Exercise aim: Copy out every line that contains the word "code".
━━━ Input data ━━━
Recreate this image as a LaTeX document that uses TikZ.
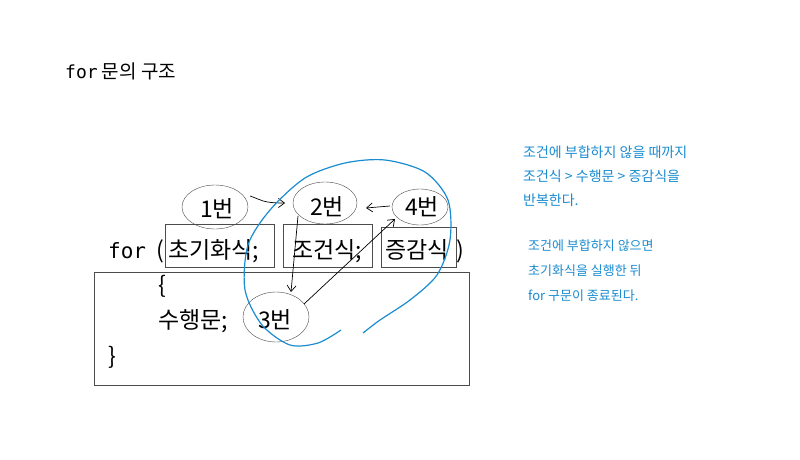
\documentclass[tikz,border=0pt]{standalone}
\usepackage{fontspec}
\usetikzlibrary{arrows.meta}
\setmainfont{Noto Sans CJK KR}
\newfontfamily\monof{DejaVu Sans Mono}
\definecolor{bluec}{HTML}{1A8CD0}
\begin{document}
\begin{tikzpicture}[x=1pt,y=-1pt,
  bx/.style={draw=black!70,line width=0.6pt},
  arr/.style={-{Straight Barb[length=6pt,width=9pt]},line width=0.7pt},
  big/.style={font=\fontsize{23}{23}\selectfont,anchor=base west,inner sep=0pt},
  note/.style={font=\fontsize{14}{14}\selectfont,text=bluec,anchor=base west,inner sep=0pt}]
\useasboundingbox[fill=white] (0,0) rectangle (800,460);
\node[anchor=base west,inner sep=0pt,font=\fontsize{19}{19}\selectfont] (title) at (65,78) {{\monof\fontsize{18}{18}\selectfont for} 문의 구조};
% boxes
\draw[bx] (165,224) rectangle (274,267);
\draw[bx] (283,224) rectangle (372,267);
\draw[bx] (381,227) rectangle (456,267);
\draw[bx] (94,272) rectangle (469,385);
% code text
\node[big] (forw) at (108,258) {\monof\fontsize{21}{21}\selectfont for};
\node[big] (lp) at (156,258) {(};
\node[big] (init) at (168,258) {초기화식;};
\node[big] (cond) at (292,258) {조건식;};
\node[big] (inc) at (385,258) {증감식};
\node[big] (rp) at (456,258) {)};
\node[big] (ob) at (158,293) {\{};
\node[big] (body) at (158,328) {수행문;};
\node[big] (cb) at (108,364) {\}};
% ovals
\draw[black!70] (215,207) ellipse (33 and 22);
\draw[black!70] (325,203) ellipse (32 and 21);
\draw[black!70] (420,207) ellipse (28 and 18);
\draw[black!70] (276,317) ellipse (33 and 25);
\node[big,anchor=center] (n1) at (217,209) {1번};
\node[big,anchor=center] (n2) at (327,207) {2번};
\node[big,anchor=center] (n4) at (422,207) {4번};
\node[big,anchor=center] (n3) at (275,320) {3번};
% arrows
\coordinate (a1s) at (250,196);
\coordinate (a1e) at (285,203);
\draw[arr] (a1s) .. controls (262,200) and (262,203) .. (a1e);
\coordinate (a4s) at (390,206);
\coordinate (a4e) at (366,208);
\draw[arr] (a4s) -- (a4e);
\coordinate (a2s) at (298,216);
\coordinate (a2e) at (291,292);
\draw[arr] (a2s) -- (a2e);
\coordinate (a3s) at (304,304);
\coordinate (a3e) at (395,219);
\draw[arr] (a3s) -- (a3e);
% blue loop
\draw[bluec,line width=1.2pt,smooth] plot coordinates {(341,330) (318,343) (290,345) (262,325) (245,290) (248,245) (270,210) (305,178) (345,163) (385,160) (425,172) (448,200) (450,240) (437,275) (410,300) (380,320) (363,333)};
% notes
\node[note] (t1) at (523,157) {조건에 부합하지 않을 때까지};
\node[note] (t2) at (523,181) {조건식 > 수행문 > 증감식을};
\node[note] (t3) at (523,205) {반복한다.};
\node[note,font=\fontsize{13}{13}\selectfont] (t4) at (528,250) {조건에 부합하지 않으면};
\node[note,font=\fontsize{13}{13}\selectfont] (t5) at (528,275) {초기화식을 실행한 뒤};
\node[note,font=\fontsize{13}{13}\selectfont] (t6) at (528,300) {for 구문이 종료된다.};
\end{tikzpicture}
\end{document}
━━━
━━━ Input data ━━━
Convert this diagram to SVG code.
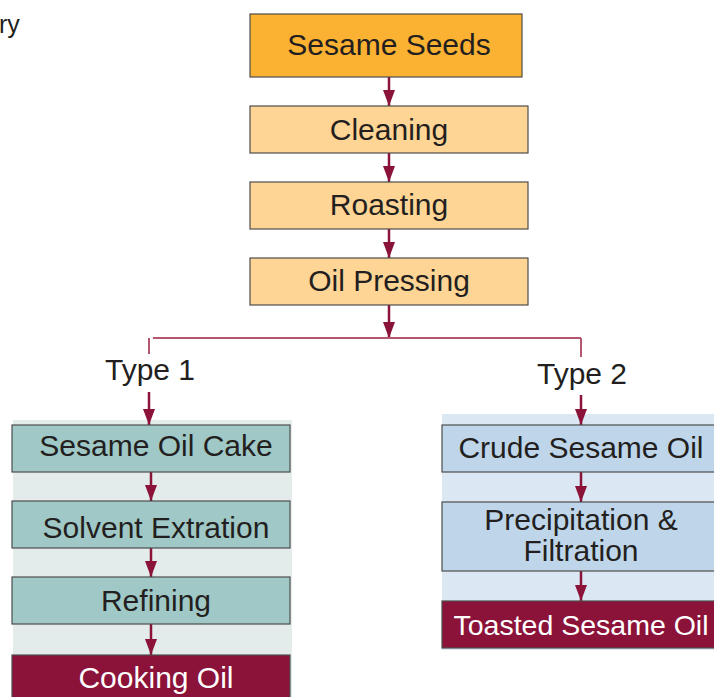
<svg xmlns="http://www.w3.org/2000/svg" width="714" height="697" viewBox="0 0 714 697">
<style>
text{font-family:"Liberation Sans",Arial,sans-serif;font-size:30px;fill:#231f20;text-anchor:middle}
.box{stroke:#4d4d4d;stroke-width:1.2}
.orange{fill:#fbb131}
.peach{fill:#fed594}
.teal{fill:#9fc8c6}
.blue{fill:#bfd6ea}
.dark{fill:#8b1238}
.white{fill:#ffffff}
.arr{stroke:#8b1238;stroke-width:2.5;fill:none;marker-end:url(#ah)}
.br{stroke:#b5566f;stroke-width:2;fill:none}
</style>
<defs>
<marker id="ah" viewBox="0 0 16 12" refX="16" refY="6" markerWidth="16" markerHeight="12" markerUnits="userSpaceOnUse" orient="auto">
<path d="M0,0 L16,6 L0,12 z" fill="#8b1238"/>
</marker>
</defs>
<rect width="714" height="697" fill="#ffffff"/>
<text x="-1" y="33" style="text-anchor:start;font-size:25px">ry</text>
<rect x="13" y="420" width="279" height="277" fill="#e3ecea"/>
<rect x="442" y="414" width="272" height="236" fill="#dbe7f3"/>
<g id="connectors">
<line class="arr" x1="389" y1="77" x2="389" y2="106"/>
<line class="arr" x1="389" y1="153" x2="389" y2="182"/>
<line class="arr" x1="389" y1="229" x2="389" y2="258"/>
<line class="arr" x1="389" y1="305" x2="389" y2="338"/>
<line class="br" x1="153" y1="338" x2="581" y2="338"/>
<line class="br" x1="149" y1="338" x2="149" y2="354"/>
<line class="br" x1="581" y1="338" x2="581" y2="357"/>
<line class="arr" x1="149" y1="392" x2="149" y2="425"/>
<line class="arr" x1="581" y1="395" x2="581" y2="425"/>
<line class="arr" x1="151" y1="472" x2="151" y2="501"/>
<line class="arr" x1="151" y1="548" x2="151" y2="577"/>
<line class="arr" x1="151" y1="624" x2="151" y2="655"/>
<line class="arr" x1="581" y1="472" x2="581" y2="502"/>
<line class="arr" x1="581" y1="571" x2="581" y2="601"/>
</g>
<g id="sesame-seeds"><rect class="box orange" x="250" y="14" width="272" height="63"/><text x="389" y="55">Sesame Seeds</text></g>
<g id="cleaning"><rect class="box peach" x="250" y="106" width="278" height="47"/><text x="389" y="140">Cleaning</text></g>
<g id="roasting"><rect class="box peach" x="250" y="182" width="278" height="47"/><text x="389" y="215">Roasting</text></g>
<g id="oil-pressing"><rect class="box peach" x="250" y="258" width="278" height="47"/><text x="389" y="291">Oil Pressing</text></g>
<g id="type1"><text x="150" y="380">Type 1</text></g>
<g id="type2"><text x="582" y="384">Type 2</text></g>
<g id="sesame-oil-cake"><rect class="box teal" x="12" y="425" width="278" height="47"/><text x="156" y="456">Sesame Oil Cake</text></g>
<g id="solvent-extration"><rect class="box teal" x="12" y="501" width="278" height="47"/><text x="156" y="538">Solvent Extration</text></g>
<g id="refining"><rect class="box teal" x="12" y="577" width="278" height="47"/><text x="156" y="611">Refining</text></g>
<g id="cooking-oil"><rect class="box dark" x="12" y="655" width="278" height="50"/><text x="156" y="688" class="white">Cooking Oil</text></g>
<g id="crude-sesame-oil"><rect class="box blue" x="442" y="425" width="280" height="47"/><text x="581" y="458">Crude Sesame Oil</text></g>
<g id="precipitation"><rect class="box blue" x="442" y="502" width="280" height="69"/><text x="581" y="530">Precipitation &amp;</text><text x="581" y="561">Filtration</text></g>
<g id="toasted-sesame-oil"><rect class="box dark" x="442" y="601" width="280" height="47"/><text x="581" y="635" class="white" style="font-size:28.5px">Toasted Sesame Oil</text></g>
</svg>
━━━
Finished answer:
% code text
Convert this diagram to SVG code.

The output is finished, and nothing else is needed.